### Records shown
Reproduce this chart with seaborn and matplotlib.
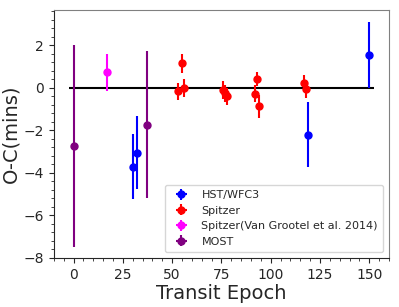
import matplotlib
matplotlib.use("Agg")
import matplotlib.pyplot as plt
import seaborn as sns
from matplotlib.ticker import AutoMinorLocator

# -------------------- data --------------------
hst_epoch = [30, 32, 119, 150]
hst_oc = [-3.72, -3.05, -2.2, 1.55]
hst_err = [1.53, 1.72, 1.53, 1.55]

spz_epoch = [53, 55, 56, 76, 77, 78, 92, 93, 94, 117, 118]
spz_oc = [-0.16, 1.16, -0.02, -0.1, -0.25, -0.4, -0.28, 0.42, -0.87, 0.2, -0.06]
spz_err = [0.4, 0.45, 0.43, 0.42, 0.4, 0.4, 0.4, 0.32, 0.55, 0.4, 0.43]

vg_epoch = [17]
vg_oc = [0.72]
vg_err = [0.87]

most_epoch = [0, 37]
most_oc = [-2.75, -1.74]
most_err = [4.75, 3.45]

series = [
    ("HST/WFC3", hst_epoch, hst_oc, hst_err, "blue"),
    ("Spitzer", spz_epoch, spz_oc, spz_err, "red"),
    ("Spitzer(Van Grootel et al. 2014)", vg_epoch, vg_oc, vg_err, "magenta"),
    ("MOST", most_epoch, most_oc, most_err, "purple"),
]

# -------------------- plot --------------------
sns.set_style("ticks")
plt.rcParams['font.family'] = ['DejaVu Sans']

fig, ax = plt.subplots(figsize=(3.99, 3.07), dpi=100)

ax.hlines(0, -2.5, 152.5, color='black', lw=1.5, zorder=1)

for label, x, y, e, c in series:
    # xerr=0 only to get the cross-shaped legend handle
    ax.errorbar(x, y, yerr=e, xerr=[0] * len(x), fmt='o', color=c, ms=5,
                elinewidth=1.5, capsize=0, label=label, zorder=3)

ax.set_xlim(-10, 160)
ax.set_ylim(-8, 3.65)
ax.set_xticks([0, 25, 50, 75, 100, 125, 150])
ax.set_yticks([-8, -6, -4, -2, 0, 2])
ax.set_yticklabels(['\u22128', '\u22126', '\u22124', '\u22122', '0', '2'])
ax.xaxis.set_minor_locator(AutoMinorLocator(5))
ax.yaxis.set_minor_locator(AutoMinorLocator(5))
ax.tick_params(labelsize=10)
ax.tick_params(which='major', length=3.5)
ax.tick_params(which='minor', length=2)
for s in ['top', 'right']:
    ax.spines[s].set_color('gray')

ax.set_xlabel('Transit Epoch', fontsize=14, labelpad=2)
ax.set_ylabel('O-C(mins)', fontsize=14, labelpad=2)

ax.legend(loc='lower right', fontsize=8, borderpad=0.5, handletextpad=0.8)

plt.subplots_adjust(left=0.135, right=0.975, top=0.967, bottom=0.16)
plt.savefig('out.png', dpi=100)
* * *
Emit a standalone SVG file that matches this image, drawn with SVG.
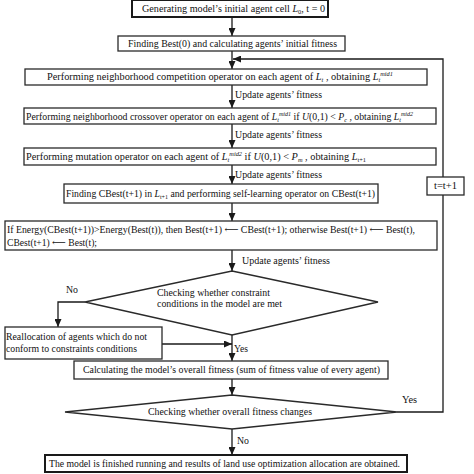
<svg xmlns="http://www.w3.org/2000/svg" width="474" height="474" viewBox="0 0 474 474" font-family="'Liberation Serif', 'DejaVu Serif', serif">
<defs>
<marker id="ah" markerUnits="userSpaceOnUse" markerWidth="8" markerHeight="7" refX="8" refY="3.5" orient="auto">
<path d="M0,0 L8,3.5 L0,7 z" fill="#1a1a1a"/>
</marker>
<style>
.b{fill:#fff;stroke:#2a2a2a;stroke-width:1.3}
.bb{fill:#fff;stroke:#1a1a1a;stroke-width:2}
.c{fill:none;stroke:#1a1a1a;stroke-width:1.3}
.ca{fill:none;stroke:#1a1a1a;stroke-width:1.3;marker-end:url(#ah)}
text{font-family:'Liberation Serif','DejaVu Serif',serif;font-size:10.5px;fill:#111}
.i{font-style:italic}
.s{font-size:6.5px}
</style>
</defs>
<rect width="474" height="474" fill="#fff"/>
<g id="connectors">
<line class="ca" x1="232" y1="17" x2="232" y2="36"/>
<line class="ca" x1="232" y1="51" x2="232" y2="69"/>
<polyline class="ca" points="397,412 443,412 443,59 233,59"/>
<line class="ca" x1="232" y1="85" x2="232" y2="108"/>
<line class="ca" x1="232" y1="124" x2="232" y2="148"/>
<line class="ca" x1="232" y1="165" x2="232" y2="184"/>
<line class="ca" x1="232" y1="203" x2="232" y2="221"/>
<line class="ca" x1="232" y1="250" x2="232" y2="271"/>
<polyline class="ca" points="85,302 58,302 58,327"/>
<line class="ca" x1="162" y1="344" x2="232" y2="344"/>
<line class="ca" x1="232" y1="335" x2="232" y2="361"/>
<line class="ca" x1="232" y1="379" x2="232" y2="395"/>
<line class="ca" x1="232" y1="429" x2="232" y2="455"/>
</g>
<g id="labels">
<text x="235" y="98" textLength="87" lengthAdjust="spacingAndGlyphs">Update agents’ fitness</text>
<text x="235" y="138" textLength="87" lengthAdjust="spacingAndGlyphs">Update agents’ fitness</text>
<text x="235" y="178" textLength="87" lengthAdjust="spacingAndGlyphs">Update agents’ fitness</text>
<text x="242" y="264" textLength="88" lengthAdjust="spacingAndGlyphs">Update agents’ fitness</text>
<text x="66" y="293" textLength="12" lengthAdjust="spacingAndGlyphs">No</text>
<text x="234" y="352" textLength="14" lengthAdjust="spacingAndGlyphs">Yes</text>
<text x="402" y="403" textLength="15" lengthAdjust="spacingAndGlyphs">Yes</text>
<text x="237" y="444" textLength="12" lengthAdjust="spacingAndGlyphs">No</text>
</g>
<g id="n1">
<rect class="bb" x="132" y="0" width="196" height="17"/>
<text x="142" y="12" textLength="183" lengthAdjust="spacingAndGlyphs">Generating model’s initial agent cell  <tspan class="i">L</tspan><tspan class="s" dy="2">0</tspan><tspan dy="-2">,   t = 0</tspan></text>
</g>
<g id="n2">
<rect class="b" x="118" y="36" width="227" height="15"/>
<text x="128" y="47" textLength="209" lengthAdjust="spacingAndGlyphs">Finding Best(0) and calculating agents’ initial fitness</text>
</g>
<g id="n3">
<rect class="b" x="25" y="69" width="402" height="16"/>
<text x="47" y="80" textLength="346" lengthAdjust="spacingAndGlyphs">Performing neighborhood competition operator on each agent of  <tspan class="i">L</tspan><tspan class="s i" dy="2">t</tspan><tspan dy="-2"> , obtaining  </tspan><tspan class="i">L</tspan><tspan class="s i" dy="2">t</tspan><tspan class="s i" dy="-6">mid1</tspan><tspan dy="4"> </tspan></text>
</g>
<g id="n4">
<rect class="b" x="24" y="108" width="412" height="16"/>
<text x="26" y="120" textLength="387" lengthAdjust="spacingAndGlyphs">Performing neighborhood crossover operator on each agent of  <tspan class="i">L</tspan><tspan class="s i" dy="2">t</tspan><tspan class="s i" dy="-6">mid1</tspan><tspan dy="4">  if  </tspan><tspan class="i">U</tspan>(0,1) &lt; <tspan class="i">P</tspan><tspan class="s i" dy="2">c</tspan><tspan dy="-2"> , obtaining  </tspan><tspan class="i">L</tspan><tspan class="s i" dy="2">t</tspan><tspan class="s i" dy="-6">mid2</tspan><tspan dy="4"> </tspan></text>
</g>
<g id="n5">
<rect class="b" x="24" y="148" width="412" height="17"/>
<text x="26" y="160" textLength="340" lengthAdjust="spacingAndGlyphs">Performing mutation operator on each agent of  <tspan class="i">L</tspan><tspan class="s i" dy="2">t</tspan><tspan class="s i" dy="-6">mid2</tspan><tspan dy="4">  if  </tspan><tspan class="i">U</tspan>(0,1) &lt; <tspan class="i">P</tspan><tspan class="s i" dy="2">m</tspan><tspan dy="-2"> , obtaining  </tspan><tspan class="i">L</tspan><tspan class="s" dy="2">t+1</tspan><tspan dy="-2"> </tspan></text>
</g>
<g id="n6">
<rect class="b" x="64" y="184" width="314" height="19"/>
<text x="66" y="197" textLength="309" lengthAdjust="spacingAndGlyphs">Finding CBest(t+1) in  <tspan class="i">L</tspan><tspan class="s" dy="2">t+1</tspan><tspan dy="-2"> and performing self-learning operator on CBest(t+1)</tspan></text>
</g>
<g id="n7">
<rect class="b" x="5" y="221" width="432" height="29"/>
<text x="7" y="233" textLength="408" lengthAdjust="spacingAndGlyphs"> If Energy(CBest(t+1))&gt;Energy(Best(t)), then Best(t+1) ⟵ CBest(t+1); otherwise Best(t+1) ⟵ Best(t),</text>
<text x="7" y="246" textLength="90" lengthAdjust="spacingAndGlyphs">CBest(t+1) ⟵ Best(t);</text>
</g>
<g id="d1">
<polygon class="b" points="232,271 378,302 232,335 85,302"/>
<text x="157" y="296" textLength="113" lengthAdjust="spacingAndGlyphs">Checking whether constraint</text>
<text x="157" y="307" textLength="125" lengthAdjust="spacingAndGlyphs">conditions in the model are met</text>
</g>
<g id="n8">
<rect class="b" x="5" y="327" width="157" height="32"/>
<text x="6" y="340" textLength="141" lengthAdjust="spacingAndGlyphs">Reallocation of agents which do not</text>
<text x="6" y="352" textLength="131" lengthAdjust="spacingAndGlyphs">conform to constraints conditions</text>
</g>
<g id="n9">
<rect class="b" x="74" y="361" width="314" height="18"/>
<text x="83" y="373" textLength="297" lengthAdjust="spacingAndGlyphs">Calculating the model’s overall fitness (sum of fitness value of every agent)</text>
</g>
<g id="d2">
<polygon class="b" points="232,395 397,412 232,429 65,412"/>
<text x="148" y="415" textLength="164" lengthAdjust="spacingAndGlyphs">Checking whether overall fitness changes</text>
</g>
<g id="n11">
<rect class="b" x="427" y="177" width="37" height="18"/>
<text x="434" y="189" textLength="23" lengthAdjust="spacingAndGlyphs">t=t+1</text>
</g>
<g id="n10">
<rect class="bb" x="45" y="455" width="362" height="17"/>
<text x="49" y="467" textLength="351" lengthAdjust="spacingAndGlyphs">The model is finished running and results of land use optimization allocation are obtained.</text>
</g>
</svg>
...
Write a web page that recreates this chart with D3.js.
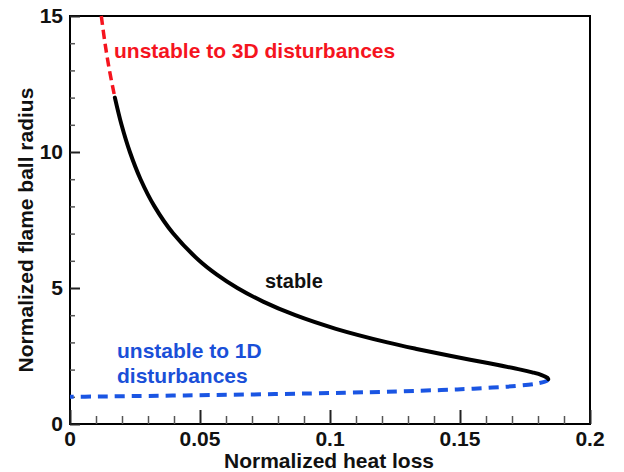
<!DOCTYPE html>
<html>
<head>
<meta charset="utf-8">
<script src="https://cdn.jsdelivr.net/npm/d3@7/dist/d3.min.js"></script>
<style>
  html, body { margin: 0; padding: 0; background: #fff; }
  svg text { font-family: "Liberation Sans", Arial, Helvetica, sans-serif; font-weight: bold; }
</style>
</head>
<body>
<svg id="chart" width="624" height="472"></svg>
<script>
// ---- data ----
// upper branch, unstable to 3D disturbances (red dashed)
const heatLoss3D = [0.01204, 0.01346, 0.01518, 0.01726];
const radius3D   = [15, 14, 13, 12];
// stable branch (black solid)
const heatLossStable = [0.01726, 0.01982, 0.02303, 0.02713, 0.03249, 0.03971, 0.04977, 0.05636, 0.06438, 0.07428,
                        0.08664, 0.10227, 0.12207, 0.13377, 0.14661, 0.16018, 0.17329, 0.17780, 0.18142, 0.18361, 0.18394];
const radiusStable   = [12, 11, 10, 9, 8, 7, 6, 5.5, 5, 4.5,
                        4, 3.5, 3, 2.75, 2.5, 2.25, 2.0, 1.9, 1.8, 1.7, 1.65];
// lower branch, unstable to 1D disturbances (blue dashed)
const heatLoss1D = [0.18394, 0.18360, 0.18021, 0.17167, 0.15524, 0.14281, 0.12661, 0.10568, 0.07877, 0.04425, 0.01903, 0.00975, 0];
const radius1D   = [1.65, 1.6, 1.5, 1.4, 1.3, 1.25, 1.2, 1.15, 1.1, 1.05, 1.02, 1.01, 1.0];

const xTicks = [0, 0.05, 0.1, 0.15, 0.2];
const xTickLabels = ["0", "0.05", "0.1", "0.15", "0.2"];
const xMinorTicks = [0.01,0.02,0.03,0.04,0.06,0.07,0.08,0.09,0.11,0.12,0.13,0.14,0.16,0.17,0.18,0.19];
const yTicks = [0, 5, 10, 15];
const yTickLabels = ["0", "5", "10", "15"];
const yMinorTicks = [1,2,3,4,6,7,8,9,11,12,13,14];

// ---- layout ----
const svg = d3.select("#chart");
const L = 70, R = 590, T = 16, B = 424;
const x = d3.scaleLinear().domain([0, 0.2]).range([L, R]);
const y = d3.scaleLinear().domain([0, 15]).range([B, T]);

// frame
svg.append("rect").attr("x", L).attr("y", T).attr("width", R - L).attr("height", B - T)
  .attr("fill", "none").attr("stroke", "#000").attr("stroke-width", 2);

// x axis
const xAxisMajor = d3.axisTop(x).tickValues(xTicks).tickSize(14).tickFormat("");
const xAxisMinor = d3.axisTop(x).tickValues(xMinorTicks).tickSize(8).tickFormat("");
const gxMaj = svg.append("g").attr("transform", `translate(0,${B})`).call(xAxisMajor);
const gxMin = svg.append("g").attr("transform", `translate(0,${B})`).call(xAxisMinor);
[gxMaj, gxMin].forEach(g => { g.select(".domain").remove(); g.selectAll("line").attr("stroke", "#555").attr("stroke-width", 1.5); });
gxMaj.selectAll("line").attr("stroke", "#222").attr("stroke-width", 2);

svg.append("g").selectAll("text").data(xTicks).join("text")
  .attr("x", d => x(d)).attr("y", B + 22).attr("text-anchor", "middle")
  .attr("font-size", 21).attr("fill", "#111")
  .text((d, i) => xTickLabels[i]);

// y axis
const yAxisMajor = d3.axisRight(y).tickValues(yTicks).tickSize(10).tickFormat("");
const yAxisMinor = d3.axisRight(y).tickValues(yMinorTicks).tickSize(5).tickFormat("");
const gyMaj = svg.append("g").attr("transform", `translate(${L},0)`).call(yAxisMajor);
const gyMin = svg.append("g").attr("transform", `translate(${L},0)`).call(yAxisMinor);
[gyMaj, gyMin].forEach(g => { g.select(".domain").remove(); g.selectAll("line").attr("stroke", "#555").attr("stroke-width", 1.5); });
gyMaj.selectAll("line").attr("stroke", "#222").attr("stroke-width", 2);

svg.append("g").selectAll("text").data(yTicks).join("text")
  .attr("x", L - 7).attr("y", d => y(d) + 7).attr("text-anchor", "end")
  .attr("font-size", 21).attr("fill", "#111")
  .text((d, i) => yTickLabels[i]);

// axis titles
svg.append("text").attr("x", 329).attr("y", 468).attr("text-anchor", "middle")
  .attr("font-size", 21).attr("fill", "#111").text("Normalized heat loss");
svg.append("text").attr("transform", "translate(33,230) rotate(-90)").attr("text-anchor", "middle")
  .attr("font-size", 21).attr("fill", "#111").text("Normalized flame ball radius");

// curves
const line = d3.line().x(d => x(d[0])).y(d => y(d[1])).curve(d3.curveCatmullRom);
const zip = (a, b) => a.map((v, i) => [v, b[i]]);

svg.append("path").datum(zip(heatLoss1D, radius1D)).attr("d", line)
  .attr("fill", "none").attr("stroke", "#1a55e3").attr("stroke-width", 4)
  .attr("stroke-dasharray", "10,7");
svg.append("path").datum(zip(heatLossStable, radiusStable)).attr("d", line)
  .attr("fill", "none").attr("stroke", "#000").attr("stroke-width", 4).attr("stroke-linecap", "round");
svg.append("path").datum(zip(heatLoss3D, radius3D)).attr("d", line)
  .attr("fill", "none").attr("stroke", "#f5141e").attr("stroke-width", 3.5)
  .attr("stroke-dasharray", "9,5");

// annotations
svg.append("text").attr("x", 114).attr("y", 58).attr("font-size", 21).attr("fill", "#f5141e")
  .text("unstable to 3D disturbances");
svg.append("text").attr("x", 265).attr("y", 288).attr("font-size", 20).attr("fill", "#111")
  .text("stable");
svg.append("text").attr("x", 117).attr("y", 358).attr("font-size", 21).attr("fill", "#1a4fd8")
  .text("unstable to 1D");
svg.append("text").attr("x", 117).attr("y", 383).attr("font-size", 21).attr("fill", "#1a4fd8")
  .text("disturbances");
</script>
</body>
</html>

### Aim
Transcribe exactly the lines between the one containing "Reproduce this chart" and the one containing "most_err = [4.75, 3.45]", counting both ends. Pictures are not copied.

### Written solution
Reproduce this chart with seaborn and matplotlib.
import matplotlib
matplotlib.use("Agg")
import matplotlib.pyplot as plt
import seaborn as sns
from matplotlib.ticker import AutoMinorLocator

# -------------------- data --------------------
hst_epoch = [30, 32, 119, 150]
hst_oc = [-3.72, -3.05, -2.2, 1.55]
hst_err = [1.53, 1.72, 1.53, 1.55]

spz_epoch = [53, 55, 56, 76, 77, 78, 92, 93, 94, 117, 118]
spz_oc = [-0.16, 1.16, -0.02, -0.1, -0.25, -0.4, -0.28, 0.42, -0.87, 0.2, -0.06]
spz_err = [0.4, 0.45, 0.43, 0.42, 0.4, 0.4, 0.4, 0.32, 0.55, 0.4, 0.43]

vg_epoch = [17]
vg_oc = [0.72]
vg_err = [0.87]

most_epoch = [0, 37]
most_oc = [-2.75, -1.74]
most_err = [4.75, 3.45]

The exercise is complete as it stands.